Wednesday, December 31, 2014

2014: The year that on top of everything else, I quit biting my nails.

We have taken exactly eight photos since we arrived back in the US, and they all look like this:



Tyler's mother has decorated their house in Rancho Bernardo to be a calm, peaceful, clean space: white, white, little black, more white.  Her kitties match the house perfectly.  These three brothers are new to Tyler and I; they were kittens while we were wintering in Svalbard.  We have been here since Thanksgiving, and have spent the holidays in the traditional American style: turkey, shopping, Christmas trees, wrapping paper, way too many sweets, football and commercials.  There have been a lot more palm trees around me than in any other December of my life, but we did take a trip to the mountains last weekend for a tiny dose of snow.  Snow!  Last May, I wasn't sure if I would ever miss it; I was so sick of shivering and runny noses and wet socks.  The fact that it is December 31 and I am now 31 brings me to consider the year.  It has been, frankly, huge.  Here, look at this:

Northern lights and the moon.

My 30th-birthday gibassier, or how I spent December 25, 2013.

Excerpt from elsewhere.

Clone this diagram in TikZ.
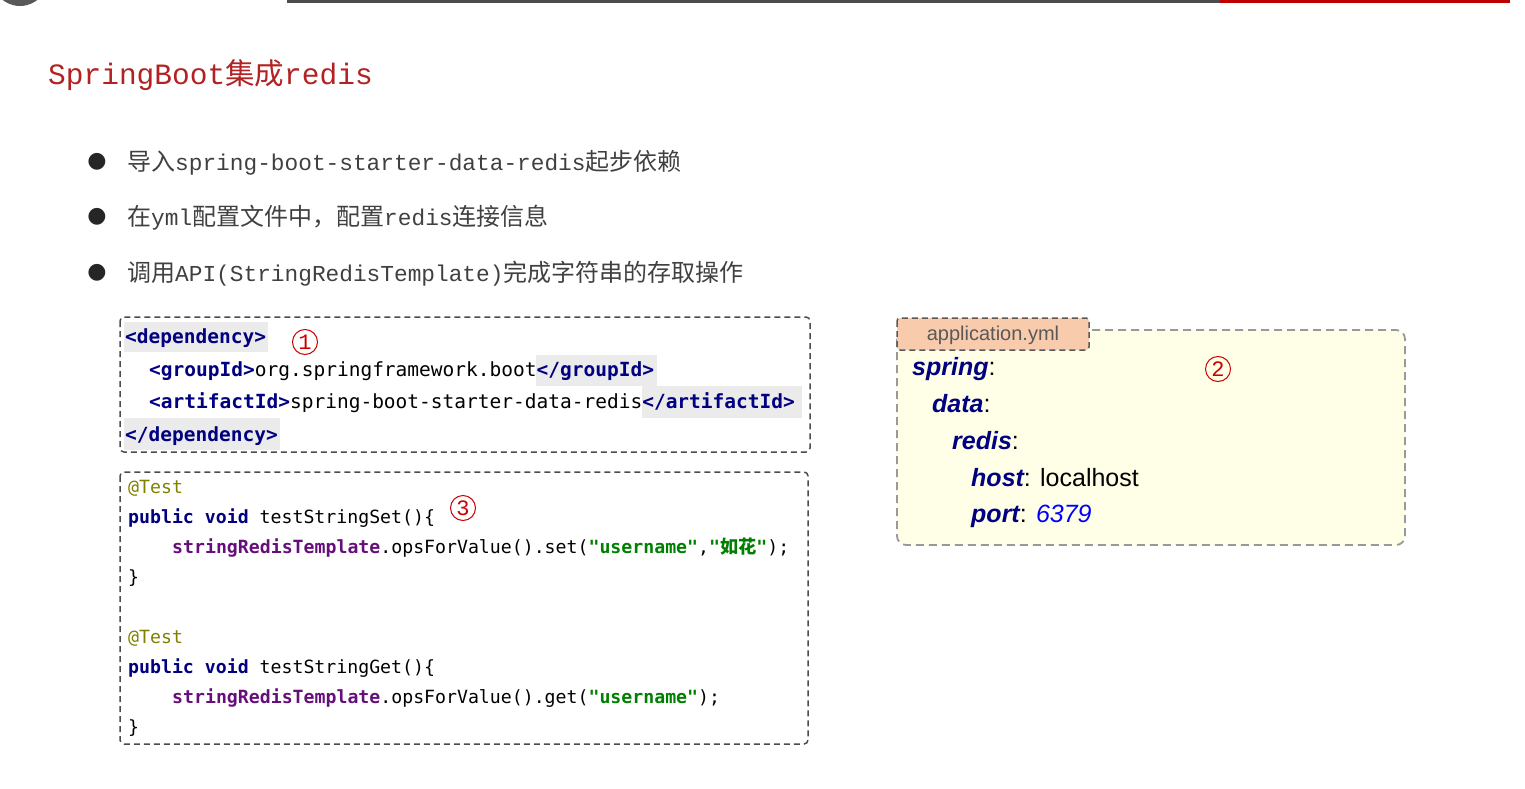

Snow and ice over the river in Oslo.

Southern Oman.

Mosque, Sharjah

Barentsburg: "Welcome to Russia," popped up on Dagmar's phone when we sat down for our lunch break.

Svalbard daytime.

Danish fields.

German fields.

Seychellois hibiscus.

Tropical sunset and windswept hair.

Rome, overcome with clouds and tourists.

Texture from the door of La Sagrada Familia, Barcelona.


Tiles at Parque Guëll.

Wild irises in los Pirineos.

Wild thistles in los Pirineos.

Dahlias in Gabe's parents' garden where I house-sat for all of August.
PS: I am the world's best house-sitter, hire me to come watch your house in your exotic and interesting neighborhood.

Oh that Oregon coast...

Waterbugs at the Cute Patrol Camping Trip.

The Alhambra, Granada, Spain.

Neighborhood gatos, Granada, Spain.

Silver chicken from the crazy procession we saw in Granada for the lady of a million sorrows or something like that.

Lisboa!

Oh, crumbling, lovely old Lisbon...

Weird old Spanish mountain town with the dogs that fought in the street.

Pigeon at the Alhambra.

Chefchaouen blue.

Morroccan Bee.

Sunset over Meknes.

A million storks over Meknes.

Ait Benhaddou.

Morroccan coastline north of Sidi Ifni.

This is not a muppet, this is a bald ibis, in nature.

See? This is where he lives, with all his friends, along the edge of the old Paris-Dakhar Rally Road.

The harbor at Essaouira.

Brighton beach stones.

The bright boardwalk at Brighton.

Sunny old England.
Is it any wonder that my heart hurts a little trying to assimilate all the wonderful things that have happened to me this year?  I'm really not sure what to say about it.  Where to begin, first of all, but also: seriously, what happened?  There is probably something inherently unhealthful about marathon travel.  If I look back at my notes from the final quarter of the year, they are full of references to my tattered flag of stamina.  Tyler and I got sick in Spain in September, from a mistake involving water from a fountain that was not potable.  Two weeks!  It was awful.  I have lost things-- many things, including some valuable things on the edge of the Sahara, but none more valuable than my patience, which is still a bit thin from so many hours trying to yoga-zen my way through airport lines and city streets and nights asleep on lumpy or hard or cold or damp beds.  I have had knots in my neck for going on six months.  Is it possible they are permanent?  Should I go see a chiropractor?

But here is the thing about it: I have been "home" for, what, 6 weeks?  It seems almost impossible, but I am pretty sure that the slight flutter of anxiety I feel upon waking is basically itchy feet.  It was so fun to go to the mountains last weekend!  To sleep in a new place, wake up to a morning that looked new, watch for birds I had never seen before, leave behind the list of things I "had to do" and focus on being somewhere for a while-- days at a time, only needing to be somewhere and live it.

If you think I am anything but grateful for the year this world has granted me, you're crazy.  I am so gol-dang lucky, it just isn't funny.

So what to hope for in 2015, and what to resolve to?  "Like a piece of ice on a hot stove the poem must ride on its own melting," wrote Robert Frost in The Figure A Poem Makes.  Sometimes I feel like I stepped up onto a big piece of ice, and now I just want to be able to ride it along on its own melting for as long as it will sustain me.  Hoping there's another ice flow to hop to when this one becomes more puddle than piece. I think this is also what surfers do when they are riding the swell.  As long as I can keep renewing my patience and energy, then I can hope to hang on.